"Migrant Mother" Again and Again

Migrant Mother charity mailer

 

Image credit: Food for the Poor, Inc.: www.foodforthepoor.org 

H/T: Nhi Lieu

 

This week my students and I were working our way through our lesson on visual rhetoric that ends with my students working collaboratively to analyze Dorthea Lange’s “Migrant Mother” using many of the tools that our previous classes and readings have provided.  Rather than supply my students with the context surrounding this image, I thought I’d see what shared cultural knowledge we had as a group and so asked them to jot down what they know already about the iconic photograph.  In No Caption Needed (a book and a blog), Michael Hariman and John Louis Lucaites argue that iconic photographs circulate broadly as a vital part of public discourse in a liberal democratic society. Not surprisingly, my students were able to draw on their collective knowledge to identify most of the contextual framing I would have been able to provide in my brief introduction to the image.

Our brief exercise in identifying context, however, brought one of my students to question whether we even needed to know the specific cultural context surrounding the original image to be able to identify the pathetic appeal.   My students considered the emotional appeal within the image divorced from context.  They  also questioned how much context one needed to know to respond to the photograph; one student arguing that the work of the image in the current moment is to simply stand in as an icon for the Great Depression.  

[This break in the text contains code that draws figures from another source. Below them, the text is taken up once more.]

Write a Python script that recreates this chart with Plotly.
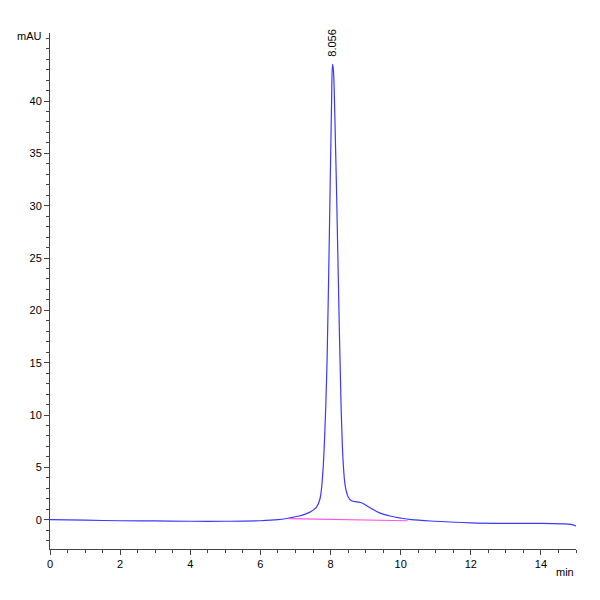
import plotly.graph_objs as go

# chromatogram signal
time_min = [0, 1, 2, 3, 4, 5, 6, 6.5, 6.8, 7.1, 7.4, 7.6, 7.7, 7.78, 7.85, 7.9, 7.95, 8.0, 8.03, 8.056,
            8.08, 8.12, 8.18, 8.24, 8.3, 8.36, 8.42, 8.5, 8.6, 8.75, 8.9, 9.0, 9.2, 9.4, 9.7, 10.0, 10.3,
            11, 12, 13, 14, 14.6, 14.85, 15]
signal_mau = [0.0, -0.05, -0.1, -0.12, -0.15, -0.15, -0.1, 0.0, 0.15, 0.35, 0.7, 1.2, 2.0, 4.5, 9.5, 15.0, 24.0,
              34.0, 40.0, 43.5, 43.0, 39.0, 30.0, 20.0, 11.0, 5.5, 3.2, 2.2, 1.8, 1.7, 1.6, 1.4, 1.0, 0.65,
              0.35, 0.15, 0.0, -0.15, -0.3, -0.35, -0.35, -0.4, -0.45, -0.6]

baseline_t = [6.8, 10.2]
baseline_y = [0.1, -0.1]

peak_rt = 8.056
peak_label = "8.056"

fig = go.Figure()

fig.add_trace(go.Scatter(x=time_min, y=signal_mau, mode="lines",
                         line=dict(color="#3a3aff", width=1.2, shape="spline"), showlegend=False))
fig.add_trace(go.Scatter(x=baseline_t, y=baseline_y, mode="lines",
                         line=dict(color="#ff55dd", width=1.2), showlegend=False))

fig.add_annotation(x=peak_rt, y=44.0, text=peak_label, textangle=-90, showarrow=False,
                   yanchor="bottom", font=dict(size=11, color="black"))
fig.add_annotation(xref="paper", yref="y", x=-0.012, y=46.2, text="mAU", showarrow=False,
                   xanchor="right", font=dict(size=11, color="black"))
fig.add_annotation(xref="paper", yref="paper", x=1.0, y=-0.03, text="min", showarrow=False,
                   xanchor="right", yanchor="top", font=dict(size=11, color="black"))

axis_common = dict(showgrid=False, zeroline=False, showline=True, linecolor="#444", linewidth=1,
                   ticks="outside", ticklen=5, tickcolor="#444",
                   minor=dict(ticks="outside", ticklen=3, tickcolor="#444"))

fig.update_xaxes(range=[0, 15], tickvals=[0, 2, 4, 6, 8, 10, 12, 14],
                 minor_dtick=0.5, **axis_common)
fig.update_yaxes(range=[-2.8, 46.5], tickvals=[0, 5, 10, 15, 20, 25, 30, 35, 40],
                 minor_dtick=1, **axis_common)

fig.update_layout(
    width=600, height=600,
    margin=dict(l=42, r=32, t=25, b=59),
    plot_bgcolor="white", paper_bgcolor="white",
    font=dict(family="Liberation Sans, Arial", size=11, color="black"),
)

fig.write_html("out.html")
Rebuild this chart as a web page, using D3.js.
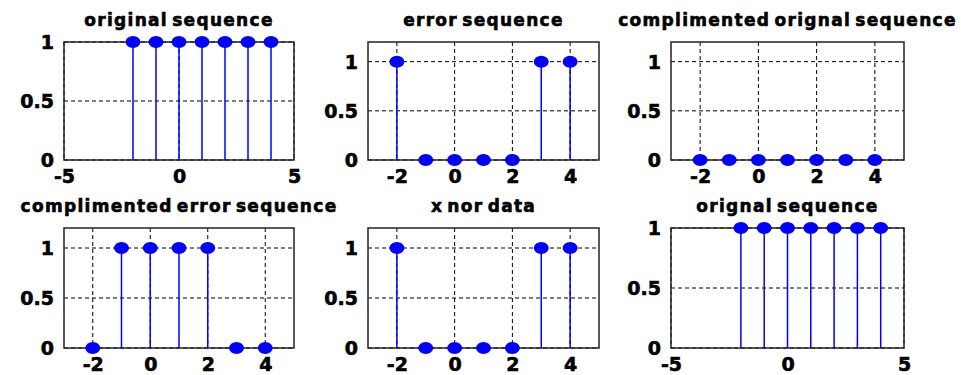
<!DOCTYPE html>
<html>
<head>
<meta charset="utf-8">
<script src="https://cdn.jsdelivr.net/npm/d3@7"></script>
<style>
  body { margin: 0; background: #fff; }
  text { font-family: "DejaVu Sans", sans-serif; font-weight: bold; fill: #000; }
</style>
</head>
<body>
<div id="wrapper"></div>
<script>
// ---- data
const n = [-2, -1, 0, 1, 2, 3, 4]
const originalSeq = [1, 1, 1, 1, 1, 1, 1]
const errorSeq = [1, 0, 0, 0, 0, 1, 1]
const compOriginal = [0, 0, 0, 0, 0, 0, 0]
const compError = [0, 1, 1, 1, 1, 0, 0]
const xnorData = [1, 0, 0, 0, 0, 1, 1]
const orignalSeq = [1, 1, 1, 1, 1, 1, 1]

const titles = ["original sequence", "error sequence", "complimented orignal sequence",
                "complimented error sequence", "x nor data", "orignal sequence"]
const seriesList = [originalSeq, errorSeq, compOriginal, compError, xnorData, orignalSeq]

const xDomainWide = [-5, 5]
const xTicksWide = [-5, 0, 5]
const xDomainTight = [-3, 5]
const xTicksTight = [-2, 0, 2, 4]
const yDomainFull = [0, 1]
const yDomainTall = [0, 1.2]
const yTicks = [0, 0.5, 1]

// which panels use the [-5,5] x range
const widePanels = [0, 5]

// ---- layout
const width = 961
const height = 375
const colLeft = [64, 368, 671]
const colWidth = [230, 231, 233]
const rowTop = [42, 228]
const rowHeight = [118, 120]

const svg = d3.select("#wrapper")
  .append("svg")
  .attr("width", width)
  .attr("height", height)

seriesList.forEach((values, i) => {
  const col = i % 3
  const row = Math.floor(i / 3)
  const wide = widePanels.includes(i)
  const w = colWidth[col]
  const h = rowHeight[row]

  const xScale = d3.scaleLinear()
    .domain(wide ? xDomainWide : xDomainTight)
    .range([0, w])
  const yScale = d3.scaleLinear()
    .domain(wide ? yDomainFull : yDomainTall)
    .range([h, 0])
  const xTicks = wide ? xTicksWide : xTicksTight

  const g = svg.append("g")
    .attr("transform", `translate(${colLeft[col]},${rowTop[row]})`)

  // grid
  g.append("g").selectAll("line")
    .data(xTicks)
    .join("line")
    .attr("x1", d => xScale(d)).attr("x2", d => xScale(d))
    .attr("y1", 0).attr("y2", h)
    .attr("stroke", "#000")
    .attr("stroke-width", 1)
    .attr("stroke-dasharray", "4,3")
  g.append("g").selectAll("line")
    .data(yTicks)
    .join("line")
    .attr("x1", 0).attr("x2", w)
    .attr("y1", d => yScale(d)).attr("y2", d => yScale(d))
    .attr("stroke", "#000")
    .attr("stroke-width", 1)
    .attr("stroke-dasharray", "4,3")

  // box
  g.append("rect")
    .attr("width", w).attr("height", h)
    .attr("fill", "none")
    .attr("stroke", "#222")
    .attr("stroke-width", 1.5)

  // axes (labels only)
  const xAxis = g.append("g")
    .attr("transform", `translate(0,${h})`)
    .call(d3.axisBottom(xScale).tickValues(xTicks).tickSize(0).tickPadding(0)
      .tickFormat(d => String(d)))
  xAxis.select(".domain").remove()
  xAxis.selectAll(".tick text")
    .attr("dy", null)
    .attr("y", 23)
    .attr("font-size", 19)
    .attr("font-family", "DejaVu Sans")
    .attr("font-weight", "bold")
    .attr("fill", "#000")
    .attr("stroke", "#000")
    .attr("stroke-width", 0.6)

  const yAxis = g.append("g")
    .call(d3.axisLeft(yScale).tickValues(yTicks).tickSize(0).tickPadding(10)
      .tickFormat(d => String(d)))
  yAxis.select(".domain").remove()
  yAxis.selectAll(".tick text")
    .attr("dy", "0.36em")
    .attr("font-size", 19)
    .attr("font-family", "DejaVu Sans")
    .attr("font-weight", "bold")
    .attr("fill", "#000")
    .attr("stroke", "#000")
    .attr("stroke-width", 0.6)

  // stems
  const pts = n.map((x, k) => ({ x: x, y: values[k] }))
  g.append("g").selectAll("line")
    .data(pts)
    .join("line")
    .attr("x1", d => xScale(d.x)).attr("x2", d => xScale(d.x))
    .attr("y1", yScale(0)).attr("y2", d => yScale(d.y))
    .attr("stroke", "#0000ff")
    .attr("stroke-width", 1.5)
  g.append("g").selectAll("ellipse")
    .data(pts)
    .join("ellipse")
    .attr("cx", d => xScale(d.x))
    .attr("cy", d => yScale(d.y))
    .attr("rx", 7.5)
    .attr("ry", 6)
    .attr("fill", "#0000ff")

  // title
  g.append("text")
    .attr("x", w / 2)
    .attr("y", -16)
    .attr("text-anchor", "middle")
    .attr("font-size", 17)
    .attr("stroke", "#000")
    .attr("stroke-width", 0.6)
    .style("letter-spacing", "1.3px")
    .style("word-spacing", "-3px")
    .text(titles[i])
})
</script>
</body>
</html>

These questions and comments connected directly to those posed by Lucaites and Hariman who consider the many instances in which the original photograph of the “icon of poverty” has been excised from its original context and altered or reproduced for contemporary purposes—as when, for instance, a recent commercial for Allstate includes the photograph and connects the economic troubles of the recent downturn to those in the ‘thirties in an attempt to sell car insurance.  Within this same class, we also considered a mailer distributed by Food for the Poor, Inc. that solicits empathy and donations by drawing explicit links between the images taken by photographers working for the Farm Security Administration and more recent images of poverty that visually echo the earlier photographs.  These two examples of reproduction and rephotography provided our class an excellent opportunity for discussing the relationship between context and pathos in social documentary photography.

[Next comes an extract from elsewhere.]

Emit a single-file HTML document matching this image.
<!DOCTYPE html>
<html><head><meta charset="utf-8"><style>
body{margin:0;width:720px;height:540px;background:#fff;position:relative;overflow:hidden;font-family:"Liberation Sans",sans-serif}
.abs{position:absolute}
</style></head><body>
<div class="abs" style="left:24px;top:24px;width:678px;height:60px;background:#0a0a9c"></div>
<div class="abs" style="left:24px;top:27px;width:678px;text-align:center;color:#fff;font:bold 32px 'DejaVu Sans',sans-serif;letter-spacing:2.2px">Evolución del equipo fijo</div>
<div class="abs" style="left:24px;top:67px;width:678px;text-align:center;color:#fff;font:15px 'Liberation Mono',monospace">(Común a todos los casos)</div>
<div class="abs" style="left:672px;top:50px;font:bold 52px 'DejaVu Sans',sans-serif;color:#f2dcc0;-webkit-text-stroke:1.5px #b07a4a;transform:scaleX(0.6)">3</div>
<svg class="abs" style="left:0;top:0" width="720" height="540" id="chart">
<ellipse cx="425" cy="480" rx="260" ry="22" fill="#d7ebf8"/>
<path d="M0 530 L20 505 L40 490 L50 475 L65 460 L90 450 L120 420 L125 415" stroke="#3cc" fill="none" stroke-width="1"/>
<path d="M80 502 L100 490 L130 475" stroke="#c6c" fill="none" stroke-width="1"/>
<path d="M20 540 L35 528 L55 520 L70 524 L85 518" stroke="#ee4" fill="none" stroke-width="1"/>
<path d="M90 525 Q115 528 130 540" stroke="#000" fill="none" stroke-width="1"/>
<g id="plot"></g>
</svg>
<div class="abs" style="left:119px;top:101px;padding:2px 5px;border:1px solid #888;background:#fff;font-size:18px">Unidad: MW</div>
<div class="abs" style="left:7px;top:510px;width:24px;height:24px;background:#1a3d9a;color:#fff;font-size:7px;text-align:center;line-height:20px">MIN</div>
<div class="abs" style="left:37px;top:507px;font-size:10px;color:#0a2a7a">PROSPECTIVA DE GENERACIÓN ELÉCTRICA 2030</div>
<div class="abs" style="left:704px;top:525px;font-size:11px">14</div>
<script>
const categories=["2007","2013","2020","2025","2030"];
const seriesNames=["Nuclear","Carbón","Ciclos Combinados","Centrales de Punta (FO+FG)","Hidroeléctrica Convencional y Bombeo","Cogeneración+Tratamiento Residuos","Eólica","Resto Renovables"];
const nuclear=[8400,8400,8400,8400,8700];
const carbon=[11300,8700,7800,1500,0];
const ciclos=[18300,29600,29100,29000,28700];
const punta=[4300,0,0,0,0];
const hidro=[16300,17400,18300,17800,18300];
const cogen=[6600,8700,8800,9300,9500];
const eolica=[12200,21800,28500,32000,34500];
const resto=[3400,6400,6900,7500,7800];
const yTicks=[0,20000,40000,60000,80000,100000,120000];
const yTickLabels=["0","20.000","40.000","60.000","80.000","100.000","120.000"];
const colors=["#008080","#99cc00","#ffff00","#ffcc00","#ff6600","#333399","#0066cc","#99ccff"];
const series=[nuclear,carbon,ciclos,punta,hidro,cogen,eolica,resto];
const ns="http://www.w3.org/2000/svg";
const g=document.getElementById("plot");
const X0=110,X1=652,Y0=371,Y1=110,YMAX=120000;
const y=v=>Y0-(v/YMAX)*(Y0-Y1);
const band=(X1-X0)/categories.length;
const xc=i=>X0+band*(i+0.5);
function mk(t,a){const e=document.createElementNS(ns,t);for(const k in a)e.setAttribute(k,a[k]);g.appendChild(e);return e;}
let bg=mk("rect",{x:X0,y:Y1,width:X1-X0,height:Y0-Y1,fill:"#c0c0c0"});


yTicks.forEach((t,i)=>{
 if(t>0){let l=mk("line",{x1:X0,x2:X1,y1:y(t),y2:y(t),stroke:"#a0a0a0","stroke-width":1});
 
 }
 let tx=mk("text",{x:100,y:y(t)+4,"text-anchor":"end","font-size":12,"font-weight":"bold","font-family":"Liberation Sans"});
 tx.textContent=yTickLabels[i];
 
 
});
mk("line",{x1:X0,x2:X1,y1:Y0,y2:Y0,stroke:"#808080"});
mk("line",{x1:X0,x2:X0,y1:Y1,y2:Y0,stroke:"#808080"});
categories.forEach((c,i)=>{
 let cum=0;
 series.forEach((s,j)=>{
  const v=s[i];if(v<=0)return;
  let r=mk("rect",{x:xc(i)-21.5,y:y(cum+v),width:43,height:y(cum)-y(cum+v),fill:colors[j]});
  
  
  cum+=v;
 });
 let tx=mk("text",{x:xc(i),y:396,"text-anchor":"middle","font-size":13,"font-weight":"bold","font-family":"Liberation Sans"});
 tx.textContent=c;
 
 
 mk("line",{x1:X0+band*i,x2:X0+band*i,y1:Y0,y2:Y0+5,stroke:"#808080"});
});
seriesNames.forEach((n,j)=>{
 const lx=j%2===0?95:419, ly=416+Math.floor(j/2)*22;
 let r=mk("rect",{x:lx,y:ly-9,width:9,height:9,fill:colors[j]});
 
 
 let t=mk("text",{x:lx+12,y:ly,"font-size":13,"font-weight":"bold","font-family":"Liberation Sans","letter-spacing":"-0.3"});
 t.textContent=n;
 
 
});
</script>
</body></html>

mailer with documentary photography

 

Image credit: Food for the Poor, Inc.: www.foodforthepoor.org 



 

Comments

And Again and Again

I really liked the Food for the Poor example, Andi, and I thought I would add two other revisits to the Migrant Mother image cited in Seeing and Writing 3.  One is the Nation Cover from January 2005, which conflates Walmart branding with the original photo, and the other is the Back Cover of The Black Panthers' Newsletter, December 7,1972, which is a drawing based on the original.  My students enjoyed discussing how the original iconography was remixed for different audiences in these other contexts.  Also, I found the Sally Stein article (reprinted in Seeing and Writing 3) really helpful for teaching about the original context.  Do you know of any other articles about the context?